Elastomeric materials consist of a complex mix of ingredients selected to achieve the desired properties.

Thursday, February 10, 2022

However in a biopharmaceutical application, to minimise leachates, it makes sense to minimise the number of components within the material. The challenge then becomes how to design a reliable and effective sealing material, with few ingredients and minimal possible leachates.

The basic elastomer formulation consists of a polymer base, carbon black and a curative, however other additives such as white fillers (e.g. chalk), oils, plasticisers and waxes may also be present.

White fillers are generally used as a bulking agent with the aim of reducing costs. The impact of a material containing a high level of white fillers significantly reduces the mechanical properties, and in particular, increases compression set. Consequently, the issues associated with high set become apparent, namely, intrusion into the pipe bore and the need to re-torque to eliminate leaks. Additionally, as the chemistry of the white filler surface is similar to that of the metal surface chemistry, there is an affinity, which can lead to sticking. Finally, high white filler content is likely to increase leachates.

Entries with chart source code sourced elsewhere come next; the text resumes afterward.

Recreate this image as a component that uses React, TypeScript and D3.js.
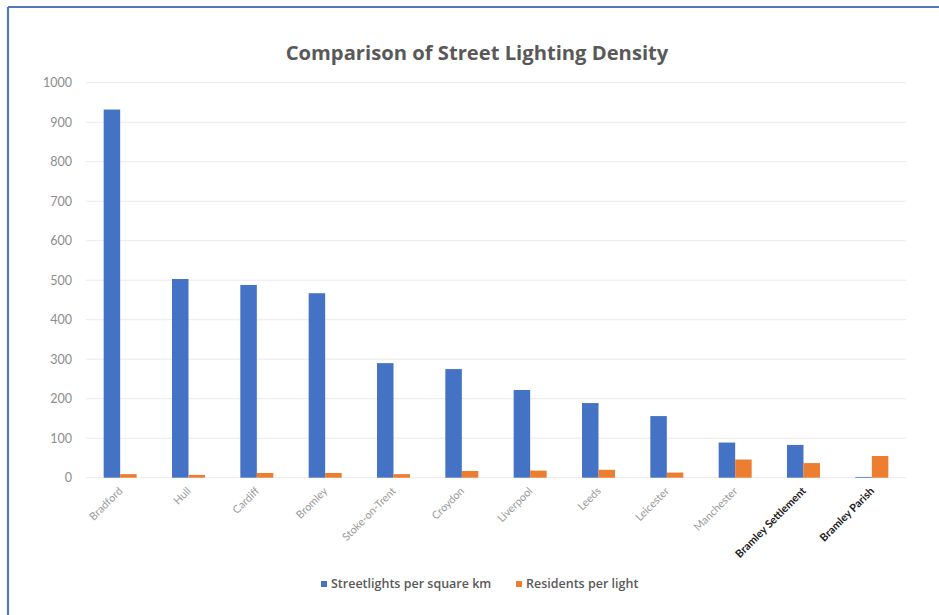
import React from "react";
import * as d3 from "d3";

const categories = [
  "Bradford", "Hull", "Cardiff", "Bromley", "Stoke-on-Trent", "Croydon",
  "Liverpool", "Leeds", "Leicester", "Manchester", "Bramley Settlement", "Bramley Parish",
];
const boldCategories = ["Bramley Settlement", "Bramley Parish"];
const streetlightsPerKm = [932, 503, 488, 467, 290, 275, 222, 189, 156, 89, 83, 2];
const residentsPerLight = [9, 7, 12, 12, 9, 17, 18, 20, 13, 46, 37, 55];
const yTicks = [0, 100, 200, 300, 400, 500, 600, 700, 800, 900, 1000];
const seriesNames = ["Streetlights per square km", "Residents per light"];
const seriesColors = ["#4472C4", "#ED7D31"];

const W = 939;
const H = 615;
const M = { left: 86, right: 906, top: 82.7, bottom: 477.7 };

export default function App() {
  const x = d3.scaleBand<string>().domain(categories).range([M.left, M.right]).paddingInner(0.517).paddingOuter(0.2585);
  const xs = d3.scaleBand<number>().domain([0, 1]).range([0, x.bandwidth()]);
  const y = d3.scaleLinear().domain([0, 1000]).range([M.bottom, M.top]);
  const series = [streetlightsPerKm, residentsPerLight];
  const font = "Lato, 'Open Sans', 'Liberation Sans', sans-serif";

  return (
    <svg width={W} height={H} style={{ position: "absolute", left: 0, top: 0, background: "#fff" }} fontFamily={font}>
      <rect x={0} y={0} width={W} height={H} fill="#fff" />
      <line x1={8} y1={7} x2={W} y2={7} stroke="#5478B8" strokeWidth={2.2} />
      <line x1={8} y1={7} x2={8} y2={H} stroke="#5478B8" strokeWidth={2.2} />
      <text x={477} y={60} textAnchor="middle" fontSize={20.2} fontWeight="bold" fill="#595959"
        fontFamily="'Open Sans', Lato, sans-serif">
        Comparison of Street Lighting Density
      </text>
      {yTicks.map((t) => (
        <g key={t}>
          <line x1={M.left} x2={M.right} y1={y(t)} y2={y(t)} stroke="#EAEAEA" strokeWidth={1} />
          <text x={72} y={y(t)} dy="0.35em" textAnchor="end" fontSize={12.5} fill="#8C8C8C">{t}</text>
        </g>
      ))}
      {categories.map((c, i) => (
        <g key={c}>
          {series.map((s, j) => (
            <rect key={j} x={(x(c) as number) + (xs(j) as number)} width={xs.bandwidth()}
              y={y(s[i])} height={y(0) - y(s[i])} fill={seriesColors[j]} />
          ))}
          <text
            transform={`translate(${(x(c) as number) + x.bandwidth() / 2 + 3},${M.bottom + 14}) rotate(-45)`}
            textAnchor="end" fontSize={10.8}
            fill={boldCategories.includes(c) ? "#1a1a1a" : "#999999"}
            fontWeight={boldCategories.includes(c) ? "bold" : "normal"}
          >{c}</text>
        </g>
      ))}
      {seriesNames.map((n, j) => {
        const lx = j === 0 ? 321 : 516;
        return (
          <g key={n}>
            <rect x={lx} y={581} width={6} height={6} fill={seriesColors[j]} />
            <text x={lx + 10} y={584} dy="0.35em" fontSize={12.5} fontWeight={600} fill="#595959"
              fontFamily="'Open Sans', Lato, sans-serif">{n}</text>
          </g>
        );
      })}
    </svg>
  );
}
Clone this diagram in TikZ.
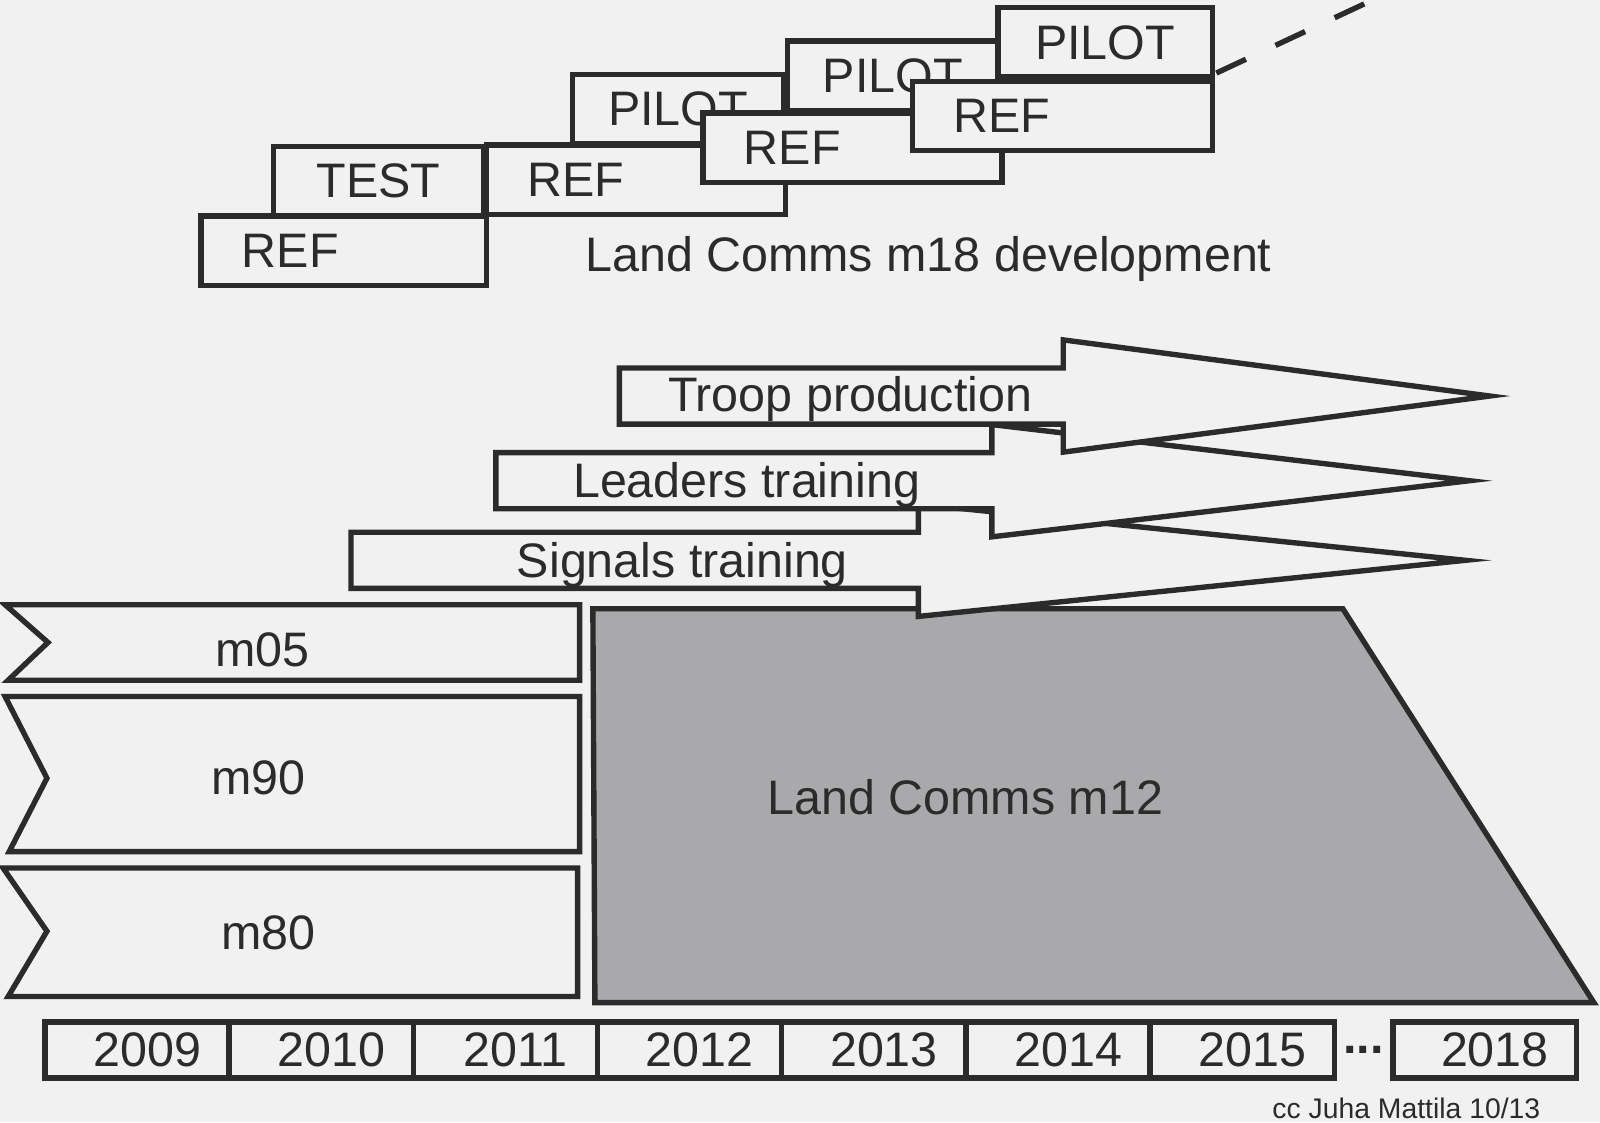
\documentclass[tikz,border=0pt]{standalone}
\usepackage{fontspec}
\setmainfont{Liberation Sans}
\usepackage{tikz}
\usetikzlibrary{positioning}
\definecolor{paper}{HTML}{F1F1F1}
\definecolor{ink}{HTML}{2B2B2B}
\definecolor{slate}{HTML}{A9A9AB}
\newcommand{\yr}[1]{\hspace*{2mm}#1}

\begin{document}
\begin{tikzpicture}[color=ink, line width=1.5pt,
    font=\fontsize{13.5}{16.2}\selectfont,
    stage/.style={draw, fill=paper, inner sep=0pt, outer sep=0pt, minimum height=0.68cm},
    refstage/.style={stage, inner xsep=0.4cm, text width=#1, align=left},
    band/.style={draw, fill=paper},
    lbl/.style={anchor=base west, inner sep=0pt},
    year/.style={draw, fill=paper, inner sep=0pt, outer sep=0pt, minimum width=1.805cm, minimum height=0.55cm},
    trend/.style={dash pattern=on 0.32cm off 0.32cm}]

  \fill[paper] (0,0) rectangle (15.68,10.996);
  \useasboundingbox (0,0) rectangle (15.68,10.996);

  \draw[fill=slate] (5.81,5.03) -- (13.16,5.03) -- (15.62,1.17) -- (5.83,1.17) -- cycle;
  \node (m12) at (9.46,3.18) {Land Comms m12};

  \draw[band] (0.05,5.07) -- (5.68,5.07) -- (5.68,4.33) -- (0.08,4.33) -- (0.47,4.70) -- cycle;
  \node (m05) at (2.57,4.63) {m05};
  \draw[band] (0.05,4.17) -- (5.68,4.17) -- (5.68,2.65) -- (0.09,2.65) -- (0.46,3.37) -- cycle;
  \node (m90) at (2.53,3.37) {m90};
  \draw[band] (0.03,2.49) -- (5.66,2.49) -- (5.66,1.23) -- (0.08,1.23) -- (0.46,1.87) -- cycle;
  \node (m80) at (2.63,1.85) {m80};

  \draw[band] (3.44,5.23) -- (9.00,5.23) -- (9.00,4.955) -- (14.36,5.505) -- (9.00,6.055) -- (9.00,5.78) -- (3.44,5.78) -- cycle;
  \node[lbl] (signals) at (5.04,5.34) {Signals training};
  \draw[band] (4.86,6.01) -- (9.72,6.01) -- (9.72,5.735) -- (14.40,6.285) -- (9.72,6.835) -- (9.72,6.56) -- (4.86,6.56) -- cycle;
  \node[lbl] (leaders) at (5.59,6.12) {Leaders training};
  \draw[band] (6.07,6.84) -- (10.42,6.84) -- (10.42,6.565) -- (14.60,7.115) -- (10.42,7.665) -- (10.42,7.39) -- (6.07,7.39) -- cycle;
  \node[lbl] (troop) at (6.52,6.96) {Troop production};

  \node[refstage=2.0cm] (ref09) at (3.37,8.54) {REF};
  \node[stage, minimum width=2.06cm] (test10) at (3.71,9.22) {TEST};
  \node[refstage=2.13cm] (ref11) at (6.235,9.235) {REF};
  \node[stage, minimum width=2.07cm] (pilot11) at (6.645,9.925) {PILOT};
  \node[stage, minimum width=2.06cm] (pilot12) at (8.75,10.255) {PILOT};
  \node[refstage=2.13cm] (ref12) at (8.355,9.55) {REF};
  \node[stage, minimum width=2.10cm] (pilot13) at (10.83,10.58) {PILOT};
  \node[refstage=2.14cm] (ref13) at (10.41,9.86) {REF};
  \node[lbl] (m18) at (5.71,8.34) {Land Comms m18 development};

  \coordinate (horizon) at (13.46,11.00);
  \draw[trend] ([shift={(0.04,0.04)}]pilot13.south east) -- (horizon);

  \node[year, anchor=west] (y2009) at (0.44,0.705) {\yr{2009}};
  \node[year] (y2010) [right=0cm of y2009] {\yr{2010}};
  \node[year] (y2011) [right=0cm of y2010] {\yr{2011}};
  \node[year] (y2012) [right=0cm of y2011] {\yr{2012}};
  \node[year] (y2013) [right=0cm of y2012] {\yr{2013}};
  \node[year] (y2014) [right=0cm of y2013] {\yr{2014}};
  \node[year] (y2015) [right=0cm of y2014] {\yr{2015}};
  \node[year, minimum width=1.80cm] (y2018) [right=0.575cm of y2015] {\yr{2018}};
  \node[inner sep=0pt] (dots) at (13.36,0.705) {\textbf{...}};

  \node[anchor=base east, inner sep=0pt, font=\fontsize{7.9}{9.5}\selectfont] (credit) at (15.12,0.03) {cc Juha Mattila 10/13};

\end{tikzpicture}
\end{document}
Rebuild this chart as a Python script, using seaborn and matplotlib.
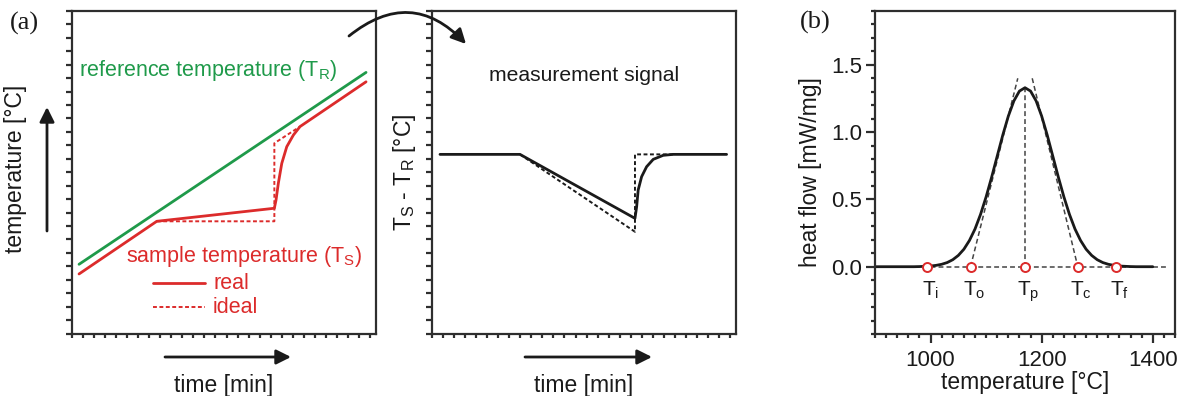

Oils, plasticisers and waxes are often added to improve processability, thereby reducing costs. However, by their very nature, these materials are mobile in the bulk material, and easily extracted.

Therefore, from a purity viewpoint, it is recommended to design the material for performance and not cost; with as few ingredients as possible, and without high white filler content or processing aids.

There are numerous methods to measure extractables, such as FDA CFR 21 177.2600 for general cleanliness, USP <643> for total organic carbon and USP <381> for heavy metals, depending on what is important for the end user.

When mixing elastomer compounds for biopharma applications it is essential the mixing line is thoroughly cleaned to avoid cross contamination with other materials.

It is common practise in rubber processing to apply a mould release to the mould to allow for easy part removal once moulding is complete. However, the materials contained within the mould release will be transferred to the moulded seal, thus increasing the levels of extractables found in the material. Moulding without mould release is therefore recommended for seals intended for biopharmaceutical processes.

In summary, a key consideration when selecting elastomeric seals is that the chosen material must be engineered for purity, not cost, and processed in a clean manner.